When it came to ending World War II, no move hastened the end of the hostilities more than D-Day, the invasion of Normandy by the Allies. However, D-Day was the end result of a complicated network of double-crosses that fed the Germans wrong information about where the invasion was to be launched. Normandy was relatively undefended because the Germans were expecting an invasion at Pas de Calais, France. Recently discovered in a treasure-trove of documents being digitized was the very memo, intercepted by the British intelligence service at Bletchley Park, that indicated that the Nazis fell for the fake invasion. Here’s the memo that fooled Hitler and allowed the Allies to successfully invade Normandy.
“The whole of the 20th Century might have been very different if it wasn’t for this,” says Kelsey Griffin, Bletchley Park’s director of museum operations. “Churchill’s official biographer, Martin Gilbert, said it was difficult to imagine how the D-Day landings could have happened without Bletchley Park. We had an army of unarmed intellectuals here.”
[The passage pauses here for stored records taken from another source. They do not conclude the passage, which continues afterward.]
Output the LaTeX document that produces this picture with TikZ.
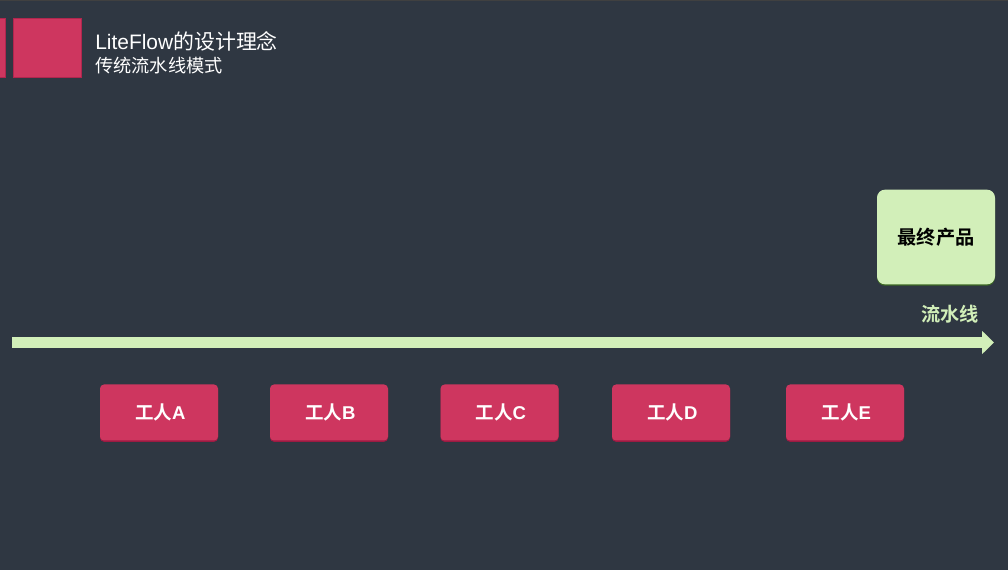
\documentclass[tikz,border=0pt]{standalone}
\usepackage{fontspec}
\setmainfont{Liberation Sans}
\newfontfamily\cjk[BoldFont=* Bold]{Noto Sans CJK SC}
\usetikzlibrary{arrows.meta, positioning, shadows}
\definecolor{slatebg}{HTML}{2F3742}
\definecolor{rosered}{HTML}{CE365F}
\definecolor{rosedark}{HTML}{9C1B42}
\definecolor{palegreen}{HTML}{D2EFB9}
\definecolor{greendark}{HTML}{3E6A24}
\tikzset{
    worker/.style={rectangle, rounded corners=3pt, fill=rosered, text=white,
        minimum width=88.5pt, minimum height=42pt, inner sep=0pt, font=\bfseries\fontsize{13.9}{16}\selectfont,
        execute at begin node=\hspace*{2pt},
        general shadow={fill=rosedark, shadow yshift=-1pt}},
    product/.style={rectangle, rounded corners=6pt, fill=palegreen, text=black,
        minimum width=88.5pt, minimum height=71pt, inner sep=0pt, font=\bfseries\fontsize{14.4}{16}\selectfont,
        general shadow={fill=greendark, shadow yshift=-1pt}},
    logo/.style={rectangle, fill=rosered, draw=rosedark!60!rosered, line width=0.4pt, inner sep=0pt, minimum height=44pt},
    title/.style={text=white, inner sep=0pt, anchor=west}
}
\begin{document}
\begin{tikzpicture}[x=0.75pt, y=-0.75pt, node distance=127.5pt, on grid]
    \useasboundingbox (0,0) rectangle (1008,570);
    \fill[slatebg] (0,0) rectangle (1008,570);
    \draw[black!75, line width=1pt] (0,0) -- (1008,0);
    % header
    \node[logo, minimum width=51pt] (logo_b) at (47,47.5) {};
    \node[logo, minimum width=6pt] (logo_a) at (1,47.5) {};
    \node[title, font=\fontsize{15.7}{18}\selectfont] (title) at (95,41) {LiteFlow{\cjk 的设计理念}};
    \node[title, font=\fontsize{13.65}{16}\selectfont] (subtitle) at (95,66) {\cjk 传统流水线模式};
    % line
    \coordinate (line_s) at (12,342.5);
    \coordinate (line_e) at (994,342.5);
    \draw[-{Triangle[length=9pt,width=17pt]}, palegreen, line width=8pt] (line_s) -- (line_e);
    \node[text=palegreen, inner sep=0pt, font=\bfseries\fontsize{14.4}{16}\selectfont] (line_label) at (950,314.5) {\cjk 流水线};
    % workers
    \node[worker] (w_a) at (159,412.5) {{\cjk 工人}A};
    \node[worker] (w_b) [right=of w_a] {{\cjk 工人}B};
    \node[worker] (w_c) [right=127.9pt of w_b] {{\cjk 工人}C};
    \node[worker] (w_d) [right=128.6pt of w_c] {{\cjk 工人}D};
    \node[worker] (w_e) [right=130.5pt of w_d] {{\cjk 工人}E};
    \node[product] (final) at (936,237) {\cjk 最终产品};
\end{tikzpicture}
\end{document}
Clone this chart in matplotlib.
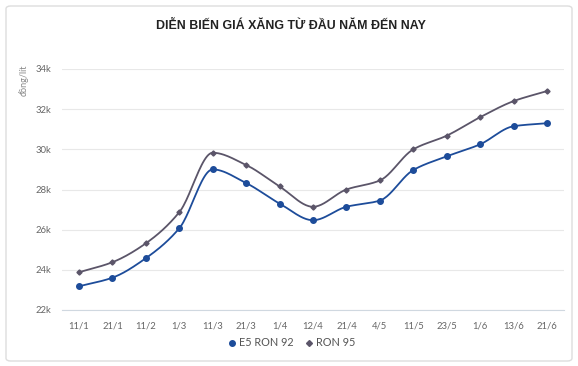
import numpy as np
import matplotlib
matplotlib.use("Agg")
import matplotlib.pyplot as plt
from matplotlib.patches import FancyBboxPatch
from matplotlib.lines import Line2D

dates = ["11/1", "21/1", "11/2", "1/3", "11/3", "21/3", "1/4", "12/4", "21/4",
         "4/5", "11/5", "23/5", "1/6", "13/6", "21/6"]
e5_ron92 = [23180, 23610, 24580, 26070, 29000, 28320, 27300, 26470, 27140,
            27450, 28970, 29650, 30250, 31150, 31300]
ron95 = [23880, 24380, 25320, 26870, 29830, 29220, 28150, 27140, 28000,
         28450, 30000, 30680, 31600, 32400, 32900]
yticks = [22000, 24000, 26000, 28000, 30000, 32000, 34000]
ytick_labels = ["22k", "24k", "26k", "28k", "30k", "32k", "34k"]

C_E5 = "#1d4c9a"
C_95 = "#5b5569"

plt.rcParams["font.family"] = ["Lato", "DejaVu Sans"]


def smooth(x, y, n=24):
    # Monotone cubic (Fritsch-Carlson) curve through the points
    x = np.asarray(x, float)
    y = np.asarray(y, float)
    h = np.diff(x)
    d = np.diff(y) / h
    m = np.zeros_like(y)
    m[0], m[-1] = d[0], d[-1]
    for k in range(1, len(y) - 1):
        if d[k - 1] * d[k] <= 0:
            m[k] = 0.0
        else:
            w1 = 2 * h[k] + h[k - 1]
            w2 = h[k] + 2 * h[k - 1]
            m[k] = (w1 + w2) / (w1 / d[k - 1] + w2 / d[k])
    xs, ys = [], []
    for i in range(len(x) - 1):
        t = np.linspace(0, 1, n, endpoint=False)
        h00 = 2 * t**3 - 3 * t**2 + 1
        h10 = t**3 - 2 * t**2 + t
        h01 = -2 * t**3 + 3 * t**2
        h11 = t**3 - t**2
        xs.extend(x[i] + t * h[i])
        ys.extend(h00 * y[i] + h10 * h[i] * m[i] + h01 * y[i + 1] + h11 * h[i] * m[i + 1])
    xs.append(x[-1])
    ys.append(y[-1])
    return np.array(xs), np.array(ys)


fig = plt.figure(figsize=(5.78, 3.66), dpi=100)
fig.patch.set_facecolor("white")

card = FancyBboxPatch((6 / 578, 5 / 366), 566 / 578, 355 / 366,
                      boxstyle="round,pad=0,rounding_size=0.008",
                      transform=fig.transFigure, facecolor="white",
                      edgecolor="#dddddd", linewidth=1.0, zorder=-5)
fig.patches.append(card)

ax = fig.add_axes([62.3 / 578, 1 - 310 / 366, (563.7 - 62.3) / 578, (310 - 69) / 366])
ax.set_zorder(2)
ax.set_facecolor("none")
x = np.arange(len(dates))

for vals, col, mk, ms in [(ron95, C_95, "D", 2.6), (e5_ron92, C_E5, "o", 4.0)]:
    sx, sy = smooth(x, vals)
    ax.plot(sx, sy, color=col, linewidth=1.3, zorder=3)
    ax.plot(x, vals, linestyle="none", marker=mk, markersize=ms, color=col, zorder=4)

ax.set_xlim(-0.5, len(dates) - 0.5)
ax.set_ylim(22000, 34000)
ax.set_yticks(yticks)
ax.set_yticklabels(ytick_labels)
ax.set_xticks(x)
ax.set_xticklabels(dates)
ax.grid(axis="y", color="#e8e8e8", linewidth=0.8)
ax.set_axisbelow(True)
for s in ["top", "right", "left"]:
    ax.spines[s].set_visible(False)
ax.spines["bottom"].set_color("#d0d8e0")
ax.spines["bottom"].set_linewidth(0.8)
ax.tick_params(axis="both", length=0, labelsize=6.8, colors="#666666")
ax.tick_params(axis="x", pad=8)
ax.tick_params(axis="y", pad=8)

fig.text(291 / 578, 1 - 26 / 366, "DIỄN BIẾN GIÁ XĂNG TỪ ĐẦU NĂM ĐẾN NAY",
         ha="center", va="center", fontsize=8.9, fontweight="bold", color="#222222",
         family=["Liberation Sans", "DejaVu Sans"])
fig.text(24 / 578, 1 - 80 / 366, "đồng/lít", rotation=90, ha="center", va="center",
         fontsize=6.5, color="#888888")

handles = [Line2D([], [], color=C_E5, marker="o", linestyle="none", markersize=4),
           Line2D([], [], color=C_95, marker="D", linestyle="none", markersize=3)]
fig.legend(handles, ["E5 RON 92", "RON 95"], loc="center", ncol=2,
           bbox_to_anchor=(291 / 578, 1 - 343 / 366), frameon=False,
           fontsize=7.8, labelcolor="#555555", handletextpad=0.1,
           columnspacing=1.0, handlelength=1.0)

fig.savefig("out.png", dpi=100)
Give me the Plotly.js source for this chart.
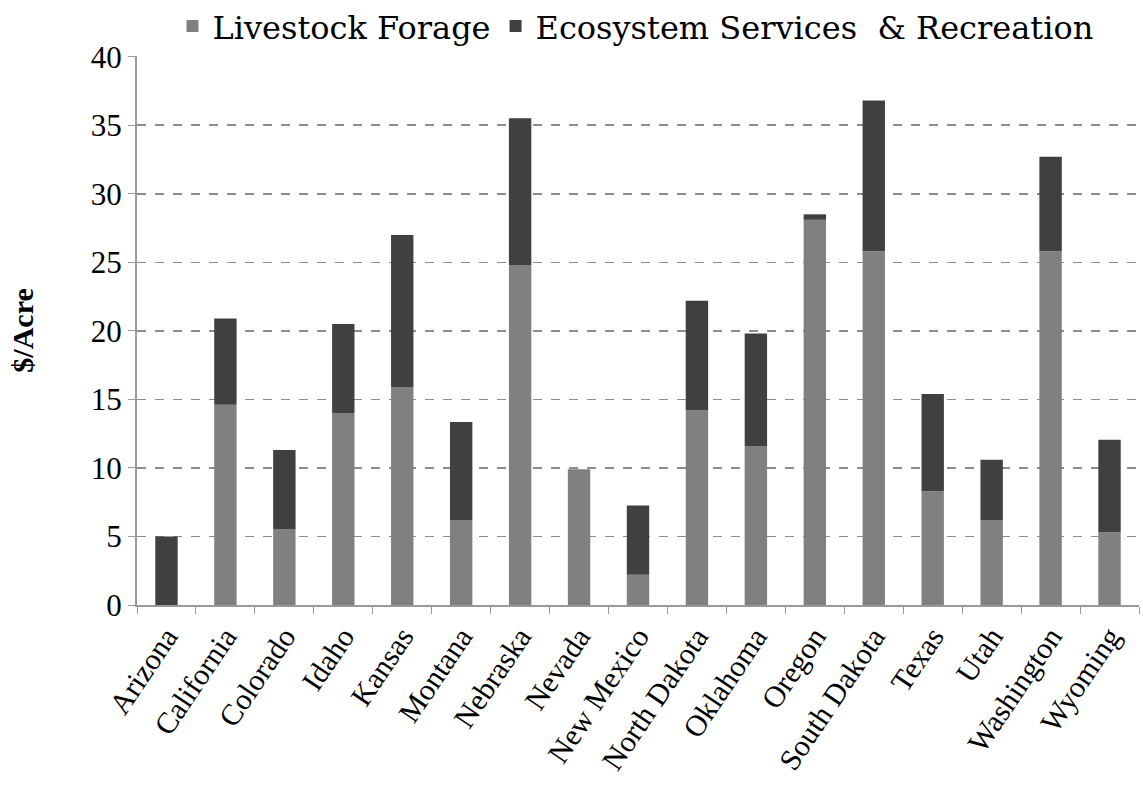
<!DOCTYPE html>
<html>
<head>
<meta charset="utf-8">
<script src="https://cdn.plot.ly/plotly-3.0.1.min.js"></script>
<style>html,body{margin:0;padding:0;background:#fff;}#chart{width:1143px;height:797px;}</style>
</head>
<body>
<div id="chart"></div>
<script>
const states = ["Arizona","California","Colorado","Idaho","Kansas","Montana","Nebraska","Nevada","New Mexico","North Dakota","Oklahoma","Oregon","South Dakota","Texas","Utah","Washington","Wyoming"];
const livestockForage = [0, 14.6, 5.5, 14.0, 15.9, 6.2, 24.8, 9.9, 2.2, 14.2, 11.6, 28.1, 25.8, 8.3, 6.2, 25.8, 5.3];
const ecosystemServices = [5.0, 6.3, 5.8, 6.5, 11.1, 7.15, 10.7, -0.2, 5.05, 8.0, 8.2, 0.4, 11.0, 7.1, 4.4, 6.9, 6.75];
const yTicks = [0,5,10,15,20,25,30,35,40];

const serif = "Liberation Serif";
const traces = [
  {type:'bar', name:'Livestock Forage', x:states, y:livestockForage, marker:{color:'#808080'}},
  {type:'bar', name:'Ecosystem Services  & Recreation', x:states, y:ecosystemServices, marker:{color:'#404040'}}
];
const layout = {
  width:1143, height:797,
  margin:{l:137, r:4, t:56, b:192, autoexpand:false},
  barmode:'relative',
  bargap:0.62,
  paper_bgcolor:'#fff', plot_bgcolor:'#fff',
  font:{family:serif, color:'#000'},
  showlegend:true,
  legend:{orientation:'h', xref:'container', yref:'container', x:0.556, xanchor:'center', y:0.967, yanchor:'middle', font:{family:'DejaVu Serif', size:32, color:'#000'}, itemwidth:30, traceorder:'normal', bgcolor:'rgba(0,0,0,0)'},
  xaxis:{type:'category', tickangle:-56, tickfont:{family:serif, size:30, color:'#000'}, ticks:'outside', tickson:'boundaries', ticklen:7, tickcolor:'#999', showline:true, linecolor:'#999', linewidth:2, showgrid:false, zeroline:false, fixedrange:true},
  yaxis:{range:[0,40.05], tickvals:yTicks, ticktext:yTicks.map(String), tickangle:-0.01, tickfont:{family:serif, size:31, color:'#000'}, ticks:'outside', ticklen:7, tickcolor:'#999', showline:true, linecolor:'#999', linewidth:2, showgrid:true, gridcolor:'#8c8c8c', griddash:'dash', gridwidth:1.5, zeroline:false, title:{text:'<b>$/Acre</b>', font:{family:serif, size:30, color:'#000'}, standoff:48}}
};
Plotly.newPlot('chart', traces, layout, {displayModeBar:false, staticPlot:true});
</script>
</body>
</html>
The agent who passed the memo onto Hitler, Juan Pujol Garcia AKA codename Garbo in Britain and Alaric Arabel in Germany, wasn’t exactly the image of the spy. “He was no James Bond – he was a balding, boring, unsmiling little man,” says Royal United Services Institute fellow Amyas Godfrey. “But he had the Germans completely fooled. They thought the information he was sending was so accurate.” In fact, Garcia had the Germans so fooled they even awarded him the Iron Cross, making Garcia one of the few men in history to get both the Iron Cross from Nazi Germany and the MBE in Great Britain!